As originally appeared on the blog, Locks, Hooks & Books on January 14, 2020


This is the simplest question yet the most perplexing. I really needed to sit back and think about it. My answer: No one person, but artists in general. They are people dedicated, indeed compelled, to sift their experience through their aspiration for beauty and wisdom, reconfigure physical stuff or words or images or other display in astonishing ways, and present it to the world. Though undervalued, at least in our society, it is their imagination, their selfless persistence that makes our lives worth living. It is not merely “entertainment” (though it can be that), it is wisdom presented in an aesthetic way, a uniquely human search for beauty that informs us all as to what and how we should be and relate to the world. Art, is, indeed, the highest parts of ourselves.

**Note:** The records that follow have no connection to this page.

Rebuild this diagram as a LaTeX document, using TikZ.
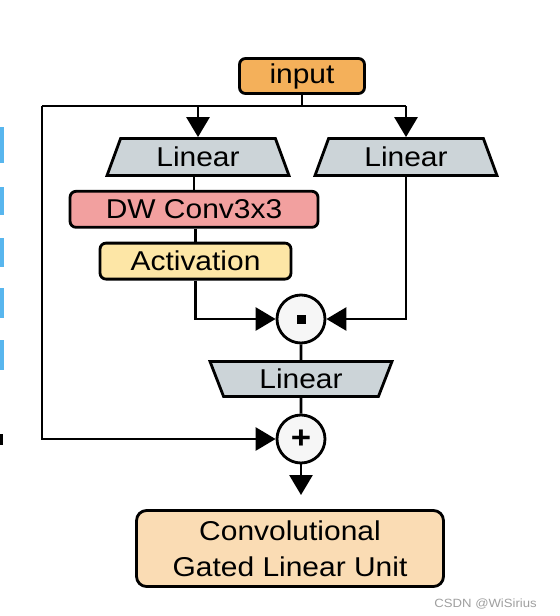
\documentclass[tikz,border=0pt]{standalone}
\usepackage{fontspec}
\setmainfont{Liberation Sans}[FakeStretch=1.1]
\usepackage{tikz}
\usetikzlibrary{shapes,shapes.geometric,arrows.meta}
\usetikzlibrary{positioning}
\definecolor{inputorange}{HTML}{F4B05A}
\definecolor{lingray}{HTML}{CCD4D8}
\definecolor{convred}{HTML}{F2A09F}
\definecolor{actyellow}{HTML}{FDE6A6}
\definecolor{outpeach}{HTML}{FADCB4}
\definecolor{opfill}{HTML}{F6F6F6}
\definecolor{barblue}{HTML}{58B6EE}
\tikzstyle{block} = [rectangle, draw, rounded corners=0.12cm, line width=1.6pt, inner sep=1pt, minimum height=0.72cm]
\tikzstyle{linear} = [trapezium, draw, fill=lingray, line width=1.6pt, trapezium angle=60, trapezium stretches body, inner sep=1pt, minimum width=3.64cm, minimum height=0.74cm]
\tikzstyle{op} = [circle, draw, fill=opfill, line width=1.6pt, inner sep=0pt, minimum size=0.96cm]
\tikzstyle{wire} = [line width=1.6pt]
\tikzstyle{arrow} = [line width=1.6pt, -{Triangle[width=0.46cm, length=0.4cm]}]

\begin{document}
\begin{tikzpicture}[x=0.02cm, y=-0.02cm, every node/.style={font=\fontsize{15.5}{20.5}\selectfont}, every text node part/.style={align=center}]
   \useasboundingbox (0,0) rectangle (560,616);
   % Place nodes
   \node [block, fill=inputorange, minimum width=2.5cm, minimum height=0.7cm] (input) at (302,76) {input};
   \node [linear] (lin1) at (198,157) {Linear};
   \node [linear] (lin2) at (406,157) {Linear};
   \node [block, fill=convred, minimum width=4.96cm, below = 0.26cm of lin1, xshift=-0.08cm] (conv) {DW Conv3x3};
   \node [block, fill=actyellow, minimum width=3.82cm, below = 0.26cm of conv, xshift=0.03cm] (act) {Activation};
   \node [op] (mul) at (301,319) {\rule{0.18cm}{0.18cm}};
   \node [linear, shape border rotate=180, minimum height=0.7cm] (lin3) at (301,379) {Linear};
   \node [op, font=\fontsize{18}{18}\selectfont\bfseries] (add) at (301,439) {+};
   \node [block, fill=outpeach, rounded corners=0.2cm, minimum width=6.14cm, minimum height=1.52cm] (out) at (290,548.5) {Convolutional\\Gated Linear Unit};
   \node [anchor=base east, text=gray!75, font=\fontsize{6.8}{8}\selectfont] (mark) at (543,607) {CSDN @WiSirius};
   \coordinate (corner) at (42,106);
   \coordinate (tip) at (301,495);

   % Connectors
   \draw [wire] (input.south) -- (input.south |- corner);
   \draw [wire] (corner) -- (lin2.north |- corner);
   \draw [arrow] (lin1.north |- corner) -- (lin1.north);
   \draw [arrow] (lin2.north |- corner) -- (lin2.north);
   \draw [arrow] (corner) |- (add.west);
   \draw [wire] (lin1.south -| conv.north) -- (conv.north);
   \draw [wire] (conv.south -| act.north) -- (act.north);
   \draw [arrow] (act.south) |- (mul.west);
   \draw [arrow] (lin2.south) |- (mul.east);
   \draw [wire] (mul) -- (lin3);
   \draw [wire] (lin3) -- (add);
   \draw [arrow] (add) -- (tip);

   % cut-off bars at the left edge
   \foreach \ya/\yb in {127/163, 187/215, 238/267, 288/318, 340/370}
      \fill [barblue] (0,\ya) rectangle (4,\yb);
   \fill (0,434) rectangle (3,445);
\end{tikzpicture}
\end{document}
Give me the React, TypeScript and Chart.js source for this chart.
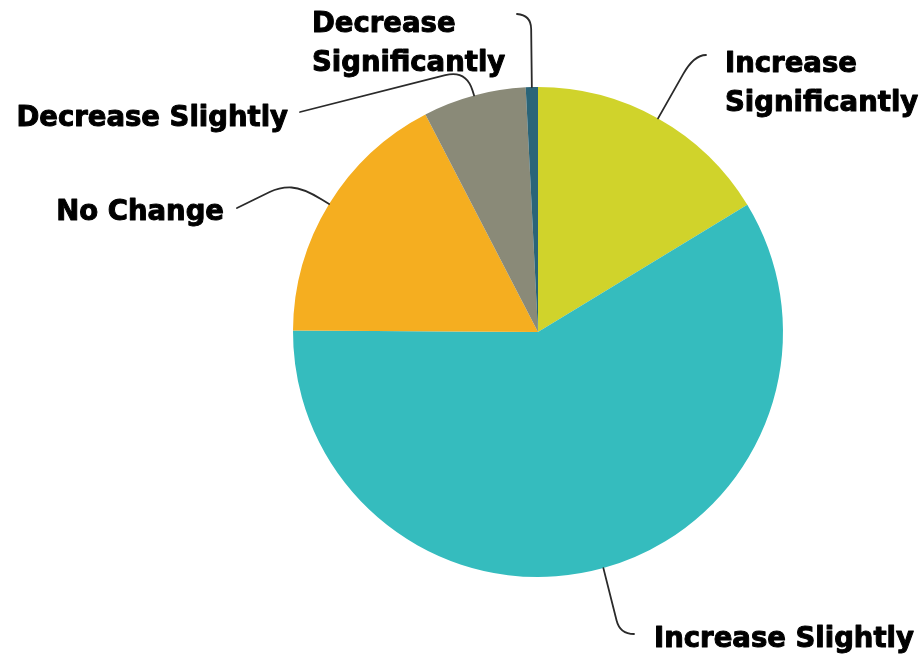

My long-time mate is an accomplished painter, currently interested in ceramics (she likes to paint “big” and her house can’t accommodate the size canvasses she prefers.) As a mostly abstract painter, it came as no surprise to see her ceramics work: no pots or dishes for her, rather strange configurations of multiple hands clasping, or a forest of sticks the size of rulers all glazed differently, some like twisted pretzels ascending out of a base like frozen, colored lightning strikes. Who thinks that way? Who looks at lumps of clay and sees those shapes? But her work meets my simple definition of art: if you want to keep looking at it, hearing it, or reading it and it resonates with both mind and heart, it’s art.

As a writer, to be sure, good story-telling demands a mastery of craft; yet, sometimes after writing a sentence or paragraph, I revel in front of my keyboard that in the entire history of people on earth, nobody, not once, ever, configured that sequence of words or images or rhythm as I just did.

So yeah, art. It inspires me. And the people who do it are gifts to my life.